If you have been using the NSCP 2010 wind loading provisions (Section 207), you have probably noticed already many typographical and other errors. I have only started to look at it more deeply recently, and here are some I noticed (and that readers have also pointed out):
  1. Section 207.7.1 points to Table 207-11, but there is no Table 207-11.
  2. Table 207-11 should actually be Table 207-5.
  3. Section 207.7.1 makes mention of alpha-overbar and a small letter "L" in Times New Roman as being found in Table 207-11 (Table 207-5), but there are no such variables in Table 207-5.
  4. Alpha-overbar is likely referring to A-overbar, and you will find a small letter "L" in Script font instead of Times New Roman, in Table 207-5.
  5. There are many instances where h, h <= 18 m, or h >= 18 m were not printed.
In these instances, it's easy to make an educated guess as to what the correct versions should say, but it would probably be wise to consult someone wiser. :D


Engineer1 said...

better yet just consult AISC360 (steel), ASCE (wind), UBC and SEAOC (EQ), and ACI (RC).

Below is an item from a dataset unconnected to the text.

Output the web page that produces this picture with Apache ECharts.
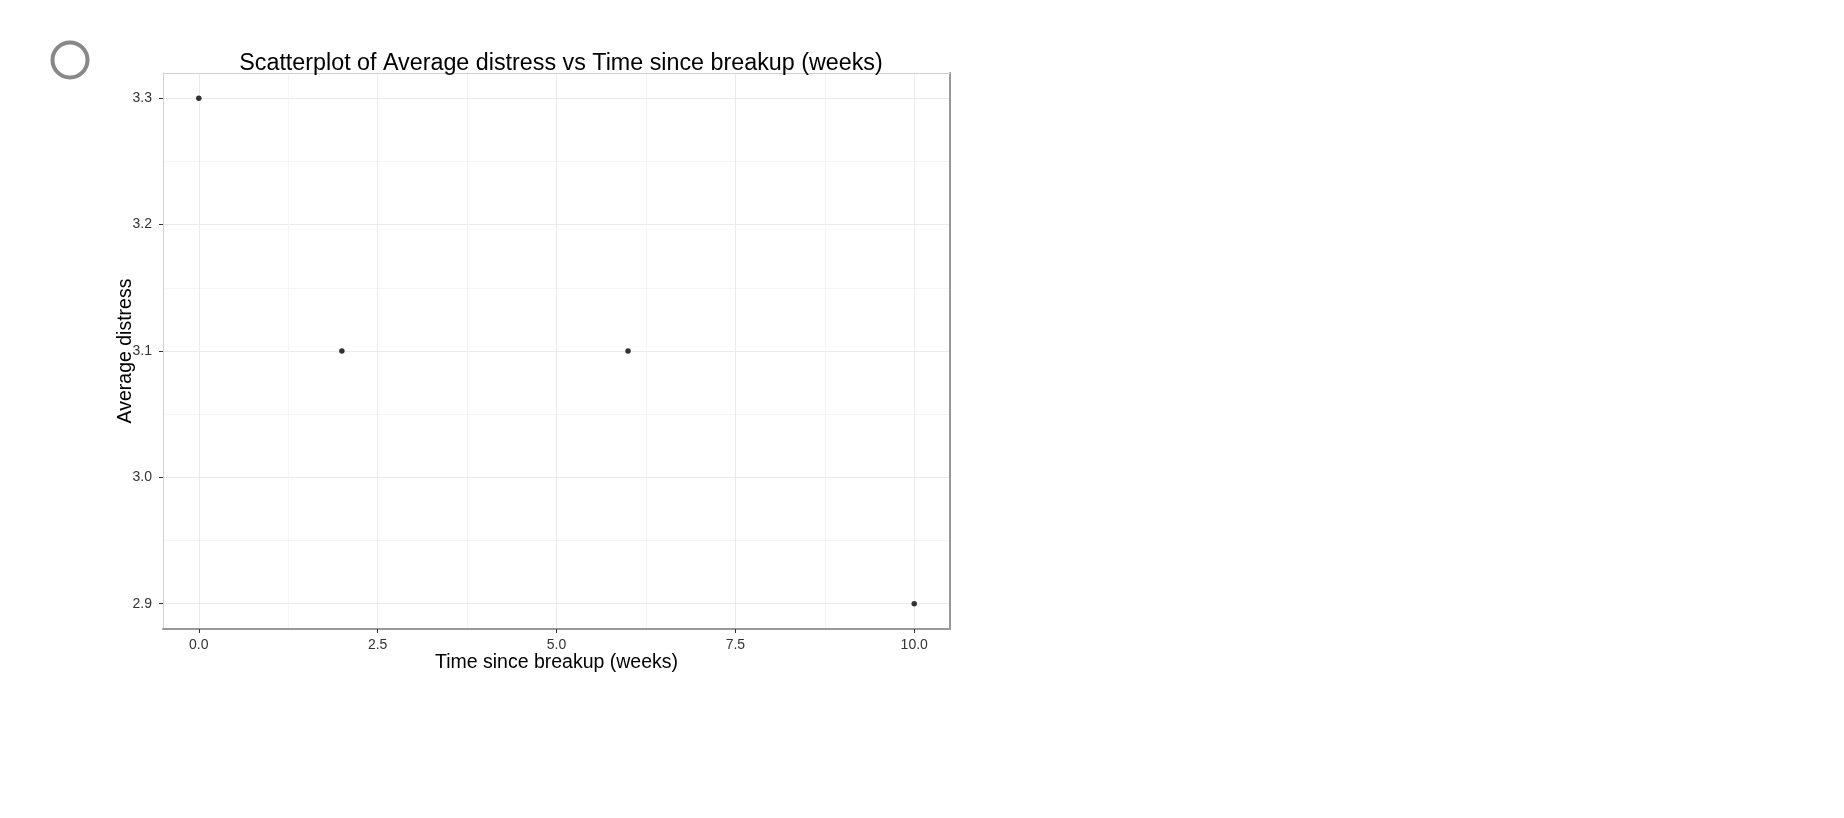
<!DOCTYPE html>
<html>
<head>
<meta charset="utf-8">
<script src="https://cdn.jsdelivr.net/npm/echarts@6/dist/echarts.min.js"></script>
<style>
  html, body { margin: 0; padding: 0; background: #fff; }
  #chart { width: 1844px; height: 818px; }
</style>
</head>
<body>
<div id="chart"></div>
<script>
// data
const weeks = [0, 2, 6, 10];
const distress = [3.3, 3.1, 3.1, 2.9];
const xTicks = [0, 2.5, 5, 7.5, 10];
const yTicks = [2.9, 3.0, 3.1, 3.2, 3.3];

const FONT = 'Liberation Sans, Arial, sans-serif';
const MAJOR = '#ebebeb';
const MINOR = '#f5f5f5';
const NONE = 'rgba(0,0,0,0)';
// grid lines every 0.25 / 0.01 counted from min; major every 10th step, minor half way
const gridColors = [NONE, NONE, MAJOR, NONE, NONE, NONE, NONE, MINOR, NONE, NONE];

const chart = echarts.init(document.getElementById('chart'));

const points = weeks.map((w, i) => [w, distress[i]]);

const labelStyle = { fontFamily: FONT, fontSize: 14, color: '#333' };
const nameStyle = { fontFamily: FONT, fontSize: 19.5, color: '#000' };

chart.setOption({
	animation: false,
	backgroundColor: '#fff',
	title: {
		text: 'Scatterplot of Average distress vs Time since breakup (weeks)',
		left: 556,
		top: 47,
		textAlign: 'center',
		textStyle: { fontFamily: FONT, fontSize: 23.3, fontWeight: 'normal', color: '#000' }
	},
	graphic: [{
		type: 'circle',
		shape: { cx: 70, cy: 60, r: 17.5 },
		style: { fill: 'none', stroke: '#888', lineWidth: 4 }
	}],
	grid: {
		left: 163, right: 894, top: 73, bottom: 189,
		containLabel: false
	},
	xAxis: [{
		type: 'value',
		min: -0.5, max: 10.5,
		name: 'Time since breakup (weeks)',
		nameLocation: 'middle', nameGap: 24, nameMoveOverlap: false,
		nameTextStyle: nameStyle,
		axisLine: { show: true, onZero: false, lineStyle: { color: '#999', width: 2 } },
		axisTick: { show: true, length: 4, customValues: xTicks, lineStyle: { color: '#333' } },
		axisLabel: {
			margin: 9, customValues: xTicks, ...labelStyle,
			formatter: v => v.toFixed(1)
		},
		splitLine: { show: false }
	}, {
		// grid lines only, same scale as the data axis
		type: 'value',
		position: 'top',
		min: -0.5, max: 10.5, interval: 0.25,
		axisLine: { show: true, onZero: false, lineStyle: { color: '#d0d0d0', width: 1 } },
		axisTick: { show: false },
		axisLabel: { show: false },
		splitLine: { show: true, lineStyle: { color: gridColors, width: 1 } }
	}],
	yAxis: [{
		type: 'value',
		min: 2.88, max: 3.32,
		name: 'Average distress',
		nameLocation: 'middle', nameGap: 27, nameRotate: 90, nameMoveOverlap: false,
		nameTextStyle: nameStyle,
		axisLine: { show: true, onZero: false, lineStyle: { color: '#d0d0d0', width: 1 } },
		axisTick: { show: true, length: 4, customValues: yTicks, lineStyle: { color: '#333' } },
		axisLabel: {
			margin: 11, customValues: yTicks, ...labelStyle,
			formatter: v => v.toFixed(1)
		},
		splitLine: { show: false }
	}, {
		type: 'value',
		position: 'right',
		min: 2.88, max: 3.32, interval: 0.01,
		axisLine: { show: true, onZero: false, lineStyle: { color: '#999', width: 2 } },
		axisTick: { show: false },
		axisLabel: { show: false },
		splitLine: { show: true, lineStyle: { color: gridColors, width: 1 } }
	}],
	series: [{
		type: 'scatter',
		xAxisIndex: 0,
		yAxisIndex: 0,
		data: points,
		symbol: 'circle',
		symbolSize: 5.5,
		itemStyle: { color: '#000' }
	}]
});
</script>
</body>
</html>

I hope you can do an article regarding the regulation of construction works ie CE license limitations (if any), stages in construction and the permits they require (and how to acquire them), which branch of the govt is in charge of regulating construction (who approves what), etc.

ronjiedotcom said...

Hi John. Thanks for the reply. That is probably the first thing any engineer should do, and hopefully they have access to those documents. But we should note that these documents likewise also have errata in there. I have already noticed a couple in the ASCE 7 wind load provisions.

Anyway, in consideration of your comment, I have modified the title of this short article to mention that these are only in the wind loading provisions (Section 207) of the NSCP, since I am not yet in any position to review the other sections.

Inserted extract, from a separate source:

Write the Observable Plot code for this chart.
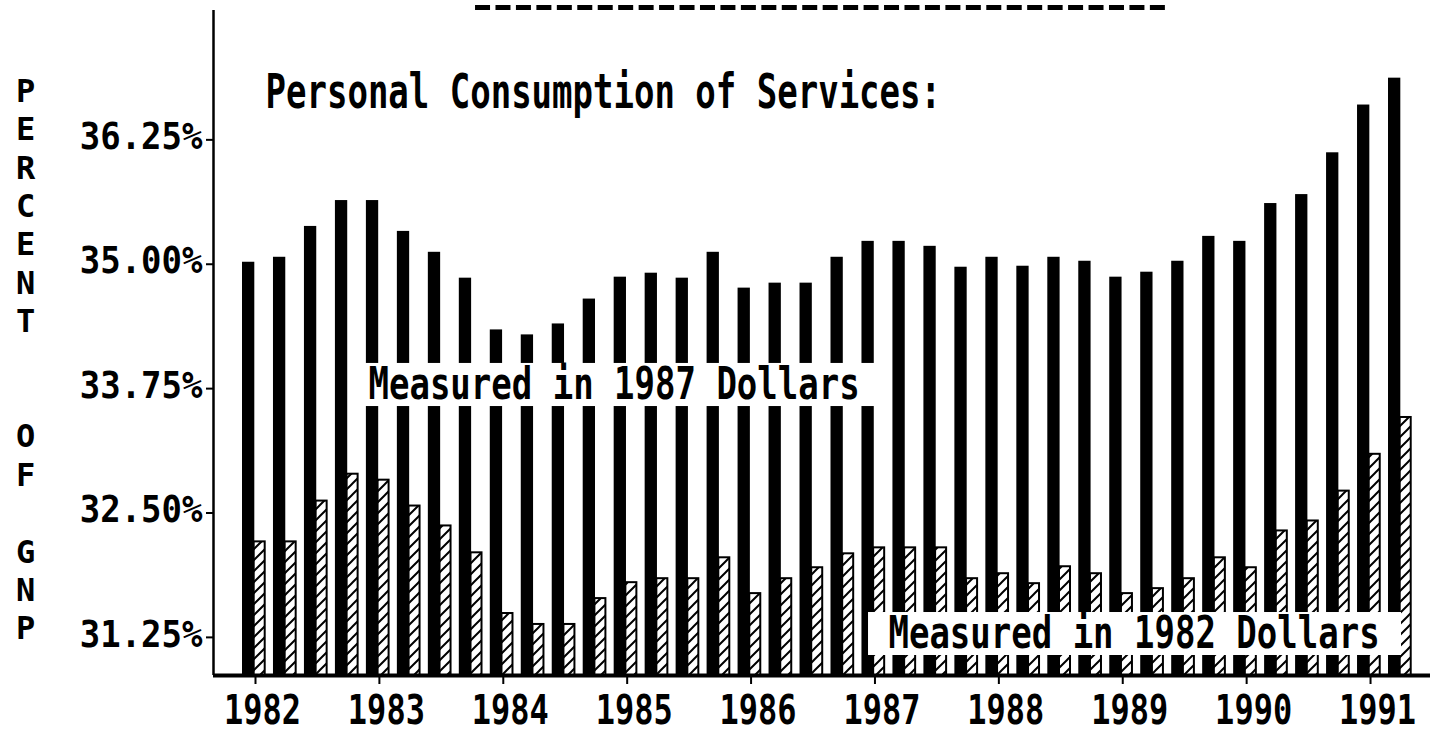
<!DOCTYPE html>
<html>
<head>
<meta charset="utf-8">
<script src="https://cdn.jsdelivr.net/npm/d3@7"></script>
<script src="https://cdn.jsdelivr.net/npm/@observablehq/plot@0.6"></script>
<style>
  html, body { margin: 0; padding: 0; background: #fff; }
  #chart svg { display: block; }
</style>
</head>
<body>
<div id="chart"></div>
<script>
// ---- data (quarterly, 1982 Q1 – 1991 Q2) ----
const startYear = 1982;
const yearTicks = [1982, 1983, 1984, 1985, 1986, 1987, 1988, 1989, 1990, 1991];
const percentTicks = [31.25, 32.5, 33.75, 35, 36.25];
// Personal consumption of services, % of GNP, measured in 1987 dollars (solid bars)
const services1987Dollars = [
  35.02, 35.07, 35.38, 35.64,
  35.64, 35.33, 35.12, 34.86,
  34.34, 34.29, 34.40, 34.65,
  34.87, 34.91, 34.86, 35.12,
  34.76, 34.81, 34.81, 35.07,
  35.23, 35.23, 35.18, 34.97,
  35.07, 34.98, 35.07, 35.03,
  34.87, 34.92, 35.03, 35.28,
  35.23, 35.61, 35.70, 36.12,
  36.60, 36.87
];
// measured in 1982 dollars (hatched bars)
const services1982Dollars = [
  32.22, 32.22, 32.63, 32.90,
  32.84, 32.58, 32.38, 32.11,
  31.50, 31.39, 31.39, 31.65,
  31.81, 31.85, 31.85, 32.06,
  31.70, 31.85, 31.96, 32.10,
  32.16, 32.16, 32.16, 31.85,
  31.90, 31.80, 31.97, 31.90,
  31.70, 31.75, 31.85, 32.06,
  31.96, 32.33, 32.43, 32.73,
  33.10, 33.47
];
const titleText = "Personal Consumption of Services:";
const label1987 = "Measured in 1987 Dollars";
const label1982 = "Measured in 1982 Dollars";
const axisLetters = "P\nE\nR\nC\nE\nN\nT\n\n\nO\nF\n\nG\nN\nP";

// ---- build table ----
const rows = services1987Dollars.map((v, i) => ({
  t: startYear + i / 4,
  v87: v,
  v82: services1982Dollars[i]
}));

const W = 1430, H = 734;
const mL = 213, mR = 0, mT = 10, mB = 59;
const xDomain = [1981.661, 1991.484];
const yDomain = [30.867, 37.55];
const pxPerYear = (W - mL - mR) / (xDomain[1] - xDomain[0]);
const pxPerPct = (H - mT - mB) / (yDomain[1] - yDomain[0]);
const px = p => p / pxPerYear;      // horizontal pixels -> years
const py = p => p / pxPerPct;       // vertical pixels -> percent
const font = "'DejaVu Sans Mono', 'Liberation Mono', monospace";
const pctFmt = d => d.toFixed(2) + "%";

const svg = Plot.plot({
  width: W,
  height: H,
  marginLeft: mL,
  marginRight: mR,
  marginTop: mT,
  marginBottom: mB,
  style: {background: "white", color: "black", overflow: "visible"},
  x: {domain: xDomain, axis: null},
  y: {domain: yDomain, axis: null},
  marks: [
    // solid bars (1987 dollars)
    Plot.rect(rows, {
      x1: d => d.t - px(13), x2: d => d.t - px(0.7),
      y1: () => yDomain[0], y2: "v87",
      fill: "black"
    }),
    // hatched bars (1982 dollars)
    Plot.rect(rows, {
      x1: d => d.t - px(1.3), x2: d => d.t + px(9.7),
      y1: () => yDomain[0], y2: d => d.v82 - py(1),
      fill: "url(#hatch)", stroke: "black", strokeWidth: 2
    }),
    // label backgrounds
    Plot.rect([label1987], {x1: 1982.888, x2: 1987.045, y1: 33.570, y2: 34.003, fill: "white"}),
    Plot.rect([label1982], {x1: 1986.948, x2: 1991.250, y1: 31.068, y2: 31.500, fill: "white"}),
    // texts
    Plot.text([titleText], {
      x: 1982.081, y: 36.72, text: d => d, textAnchor: "start", lineAnchor: "middle",
      fontFamily: font, fontWeight: "bold", fontSize: 34, fill: "black"
    }),
    Plot.text([label1987], {
      x: 1982.912, y: 33.79, text: d => d, textAnchor: "start", lineAnchor: "middle",
      fontFamily: font, fontWeight: "bold", fontSize: 34, fill: "black"
    }),
    Plot.text([label1982], {
      x: 1987.109, y: 31.284, text: d => d, textAnchor: "start", lineAnchor: "middle",
      fontFamily: font, fontWeight: "bold", fontSize: 34, fill: "black"
    }),
    // vertical axis title (stacked letters)
    Plot.text([axisLetters], {
      frameAnchor: "top-left", dx: -188, dy: 64, text: d => d,
      textAnchor: "middle", lineAnchor: "top", lineHeight: 1.2,
      fontFamily: font, fontWeight: "bold", fontSize: 32, fill: "black"
    }),
    // axis lines
    Plot.ruleX([xDomain[0]], {stroke: "black", strokeWidth: 2.5}),
    Plot.ruleY([yDomain[0]], {stroke: "black", strokeWidth: 4}),
    // y ticks & labels
    Plot.ruleY(percentTicks, {y: d => d, x1: xDomain[0] - px(7), x2: xDomain[0], stroke: "black", strokeWidth: 2}),
    Plot.text(percentTicks, {
      y: d => d, frameAnchor: "left", dx: -11, dy: -3, text: pctFmt,
      textAnchor: "end", lineAnchor: "middle",
      fontFamily: font, fontWeight: "bold", fontSize: 34, fill: "black"
    }),
    // x ticks & labels
    Plot.ruleX(yearTicks, {x: d => d, y1: yDomain[0], y2: yDomain[0] - py(9), stroke: "black", strokeWidth: 2}),
    Plot.text(yearTicks, {
      x: d => d, frameAnchor: "bottom", dx: 7, dy: 18.5, text: d => String(d),
      textAnchor: "middle", lineAnchor: "top",
      fontFamily: font, fontWeight: "bold", fontSize: 32, fill: "black"
    }),
    // dashed remnant of the title underline at the top
    Plot.ruleY([yDomain[1] + py(3)], {x1: 1983.776, x2: 1989.385, stroke: "black", strokeWidth: 5, strokeDasharray: "15,5.45"})
  ]
});

// hatch pattern
const defs = d3.select(svg).insert("defs", ":first-child");
const pat = defs.append("pattern")
  .attr("id", "hatch").attr("patternUnits", "userSpaceOnUse")
  .attr("width", 11).attr("height", 11);
pat.append("rect").attr("width", 11).attr("height", 11).attr("fill", "white");
pat.append("path")
  .attr("d", "M0,11 L11,0 M-2,2 L2,-2 M9,13 L13,9")
  .attr("stroke", "black").attr("stroke-width", 2);

// stretch the printer-style lettering vertically (identified by content)
const stretchBy = new Map();
stretchBy.set(titleText, 1.4);
stretchBy.set(label1987, 1.3);
stretchBy.set(label1982, 1.3);
percentTicks.forEach(d => stretchBy.set(pctFmt(d), 1.12));
yearTicks.forEach(d => stretchBy.set(String(d), 1.3));

svg.querySelectorAll("text").forEach(el => {
  const k = stretchBy.get(el.textContent);
  if (!k) return;
  const tr = el.getAttribute("transform");
  if (tr) {
    el.setAttribute("transform", tr + ` scale(1,${k})`);
  } else {
    const x = +(el.getAttribute("x") || 0), y = +(el.getAttribute("y") || 0);
    el.setAttribute("transform", `translate(${x},${y}) scale(1,${k}) translate(${-x},${-y})`);
  }
});

document.getElementById("chart").appendChild(svg);
</script>
</body>
</html>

To add to your list of basis codes of the NSCP, engineers can also check the ASCE Manual of Practice #74 (1991) which was a basis of the gust effect factors for lattice towers and transmission cables. An updated version of MOP74 has been released which might also give some clues.

I should stress that the NSCP is still the governing structural code in the Philippines and it is not intended to be used together with other codes, or that other codes are to be used in lieu of the NSCP, unless approved by the proper authorities.

Regarding your second comment, I am afraid I have no knowledge of such. If you do or know anyone who does, maybe you can also contribute to this blog. Or, write a blog article of your own, then tell us about it here so that we can link to it, when appropriate.